In a seminal paper from 1998, Helga Kuhse, Peter Singer, and Maurice Rickard (hereafter referred to as KSR) defend impartial over partial moral reasoning, outlining these two kinds of moral reasoning, or perspectives, as follows:
“Partial moral reasoning… involves judgments that emphasize personal relationships and attachments. These sorts of judgments and dispositions differ from impartialist judgments in that they favour people with whom we are personally connected over people with whom we are not. Impartialist reasoning, by contrast, … involves judgments and dispositions that are detached and do not favour personal attachments.” (H. Kuhse, P. Singer & M. Rickard, 1998, “Reconciling Impartial Morality and a Feminist Ethic of Care”, The Journal of Value Inquiry 32, p. 453.)

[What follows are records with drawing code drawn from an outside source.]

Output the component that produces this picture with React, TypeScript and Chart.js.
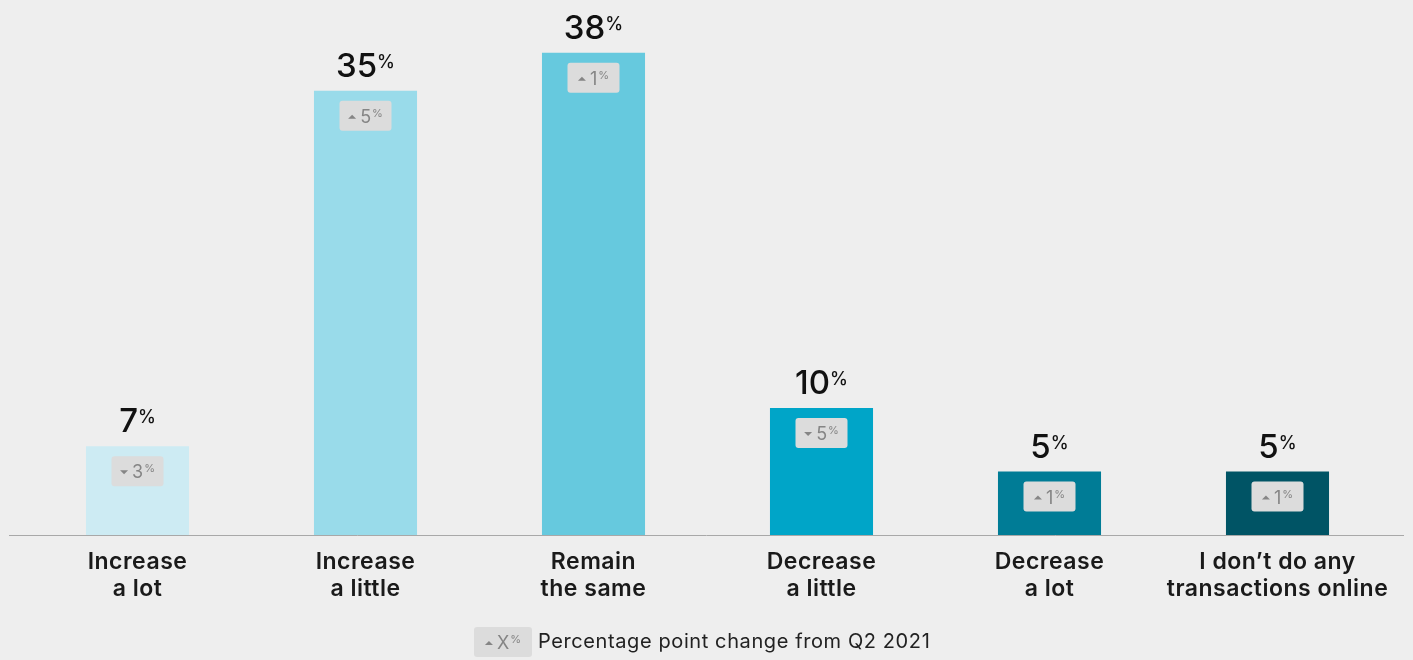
import React, { useEffect, useRef } from "react";
import { Chart, registerables } from "chart.js";

Chart.register(...registerables);

const categories: string[][] = [
  ["Increase", "a lot"],
  ["Increase", "a little"],
  ["Remain", "the same"],
  ["Decrease", "a little"],
  ["Decrease", "a lot"],
  ["I don’t do any", "transactions online"],
];
const shares: number[] = [7, 35, 38, 10, 5, 5];
const changeSizes: string[] = ["3", "5", "1", "5", "1", "1"];
const changeDirections: string[] = ["down", "up", "up", "down", "up", "up"];
const barColors: string[] = ["#cdebf3", "#99dbea", "#66c9de", "#00a5c8", "#007c96", "#005465"];
const legendText = "Percentage point change from Q2 2021";

const FONT = "Inter, 'Noto Sans', sans-serif";

function roundRect(ctx: CanvasRenderingContext2D, x: number, y: number, w: number, h: number, r: number) {
  ctx.beginPath();
  ctx.moveTo(x + r, y);
  ctx.lineTo(x + w - r, y);
  ctx.quadraticCurveTo(x + w, y, x + w, y + r);
  ctx.lineTo(x + w, y + h - r);
  ctx.quadraticCurveTo(x + w, y + h, x + w - r, y + h);
  ctx.lineTo(x + r, y + h);
  ctx.quadraticCurveTo(x, y + h, x, y + h - r);
  ctx.lineTo(x, y + r);
  ctx.quadraticCurveTo(x, y, x + r, y);
  ctx.closePath();
}

function setSpacing(ctx: any, v: string) {
  if ("letterSpacing" in ctx) ctx.letterSpacing = v;
}

function drawBadge(ctx: CanvasRenderingContext2D, cx: number, top: number, w: number, dir: string, label: string) {
  const h = 30;
  ctx.save();
  setSpacing(ctx, "0px");
  ctx.fillStyle = "#dcdcdc";
  roundRect(ctx, cx - w / 2, top, w, h, 3);
  ctx.fill();
  ctx.textBaseline = "alphabetic";
  ctx.textAlign = "left";
  ctx.font = `400 18px ${FONT}`;
  const numW = ctx.measureText(label).width;
  ctx.font = `400 11px ${FONT}`;
  const pctW = ctx.measureText("%").width;
  const triW = 8;
  const gap = 4;
  const total = triW + gap + numW + 1 + pctW;
  let x = cx - total / 2;
  const baseline = top + 22;
  const ty = top + 16;
  ctx.fillStyle = "#858585";
  ctx.beginPath();
  if (dir === "up") {
    ctx.moveTo(x, ty + 2);
    ctx.lineTo(x + triW, ty + 2);
    ctx.lineTo(x + triW / 2, ty - 2);
  } else {
    ctx.moveTo(x, ty - 2);
    ctx.lineTo(x + triW, ty - 2);
    ctx.lineTo(x + triW / 2, ty + 2);
  }
  ctx.closePath();
  ctx.fill();
  x += triW + gap;
  ctx.font = `400 18px ${FONT}`;
  ctx.fillText(label, x, baseline);
  x += numW + 1;
  ctx.font = `400 11px ${FONT}`;
  ctx.fillText("%", x, baseline - 6);
  ctx.restore();
}

const overlayPlugin = {
  id: "overlay",
  beforeDraw(chart: any) {
    setSpacing(chart.ctx, "0.5px");
  },
  beforeDatasetsDraw(chart: any) {
    const ctx: CanvasRenderingContext2D = chart.ctx;
    const y = chart.chartArea.bottom + 0.5;
    ctx.save();
    ctx.strokeStyle = "#a8a8a8";
    ctx.lineWidth = 1;
    ctx.beginPath();
    ctx.moveTo(9, y);
    ctx.lineTo(1404, y);
    ctx.stroke();
    ctx.restore();
  },
  afterDatasetsDraw(chart: any) {
    const ctx: CanvasRenderingContext2D = chart.ctx;
    const meta = chart.getDatasetMeta(0);
    meta.data.forEach((bar: any, i: number) => {
      const cx = bar.x;
      const top = bar.y;
      ctx.save();
      setSpacing(ctx, "0px");
      ctx.textBaseline = "alphabetic";
      ctx.textAlign = "left";
      ctx.fillStyle = "#111111";
      const num = String(shares[i]);
      ctx.font = `500 33px ${FONT}`;
      const nw = ctx.measureText(num).width;
      ctx.font = `500 18px ${FONT}`;
      const pw = ctx.measureText("%").width;
      const start = cx - (nw + pw) / 2;
      ctx.font = `500 33px ${FONT}`;
      ctx.fillText(num, start, top - 14);
      ctx.font = `500 18px ${FONT}`;
      ctx.fillText("%", start + nw, top - 23);
      ctx.restore();
      drawBadge(ctx, cx, top + 10, 52, changeDirections[i], changeSizes[i]);
    });
    drawBadge(ctx, 503, 627, 58, "up", "X");
    ctx.save();
    setSpacing(ctx, "0.6px");
    ctx.fillStyle = "#222222";
    ctx.font = `400 20px ${FONT}`;
    ctx.textBaseline = "alphabetic";
    ctx.textAlign = "left";
    ctx.fillText(legendText, 538, 648);
    ctx.restore();
  },
};

export default function App() {
  const canvasRef = useRef<HTMLCanvasElement | null>(null);
  useEffect(() => {
    if (!canvasRef.current) return;
    const chart = new Chart(canvasRef.current, {
      type: "bar",
      data: {
        labels: categories,
        datasets: [
          {
            data: shares,
            backgroundColor: barColors,
            borderWidth: 0,
            barPercentage: 0.452,
            categoryPercentage: 1,
          },
        ],
      },
      options: {
        animation: false,
        responsive: true,
        maintainAspectRatio: false,
        layout: { padding: { left: 23.5, right: 21.5, top: 2, bottom: 0 } },
        plugins: { legend: { display: false }, tooltip: { enabled: false } },
        scales: {
          y: { display: false, min: 0, max: 42 },
          x: {
            grid: { display: false, drawTicks: false },
            border: { display: false },
            ticks: {
              color: "#1a1a1a",
              font: { family: FONT, size: 23, weight: "600", lineHeight: "27px" },
              padding: 14,
              maxRotation: 0,
              autoSkip: false,
            },
            afterFit: (scale: any) => {
              scale.height = 125;
            },
          },
        },
      },
      plugins: [overlayPlugin],
    });
    return () => chart.destroy();
  }, []);
  return (
    <div style={{ position: "absolute", left: 0, top: 0, width: 1413, height: 660, background: "#eeeeee" }}>
      <canvas ref={canvasRef} />
    </div>
  );
}
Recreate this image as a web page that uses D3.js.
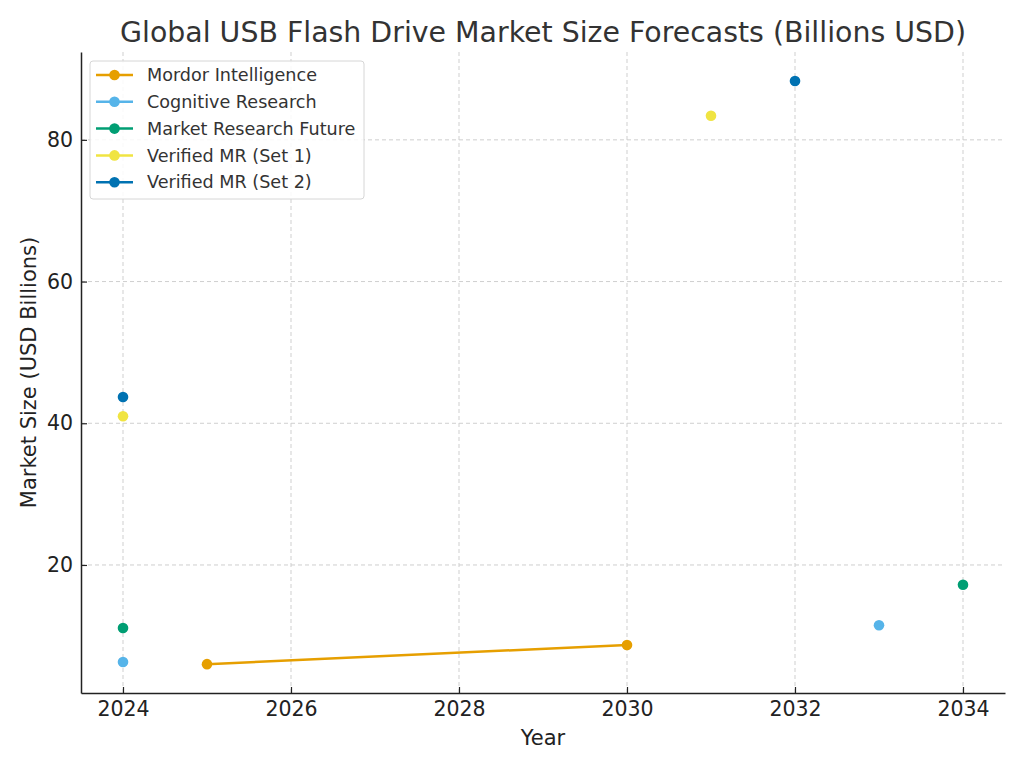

In short and simplified, KSR’s argument for impartial morality looks as follows: (1) Either (a) morality is fundamentally divided into a partial type of morality and an impartial type of morality with no common ground, or (b) one of these two perspectives must be the most fundamental one, in terms of which the other one should be understood. (2) Option (a) would involve “a fairly radical and unsettling conclusion about morality” and should therefore be rejected. (3) The perspective we have reason to believe to be the most fundamental one is the perspective with the best explanatory power. (4) The impartial perspective is the perspective with the best explanatory power, since it best explains our widely held pre-theoretic moral intuitions and our empirically observed dispositions to approach moral problems. (5) Consequently, we have reason to believe the impartial perspective to be the most fundamental one, in terms of which the partial perspective should be understood. (pp. 457ff.)
In this talk, we problematize this argument and distinguish between two different ways in which impartial moral reasoning can be understood. We refer to these as internal and external impartiality, respectively. Internal impartiality concerns the judgements and dispositions of the acting agent, while external impartiality concerns the judgements and dispositions of someone other than the acting agent, for instance an idealized hypothetical agent judging or responding to the judgements and dispositions of the acting agent. While KSR seem to be concerned with internal impartiality, we argue that external impartiality can do a better job with regards to both explanatory power and reconciling the partialist and the impartialist perspectives.
First, we note that KSR’s argument rests on a false dichotomy. Besides the two alternatives in option (b) above, a third possibility is that the partial as well as the (internally) impartial perspective can be explained in terms of some other, even more fundamental component of sound moral reasoning. Second, we argue that there is indeed such a more fundamental component of sound moral reasoning, namely the widely accepted requirement of universalizability (see T. Jollimore, 2014, “Impartiality”, in The Stanford Encyclopedia of Philosophy (Spring 2014 Edition), ed. E. N. Zalta.). Third, we explain how we take external impartiality to be related to the requirement of universalizability.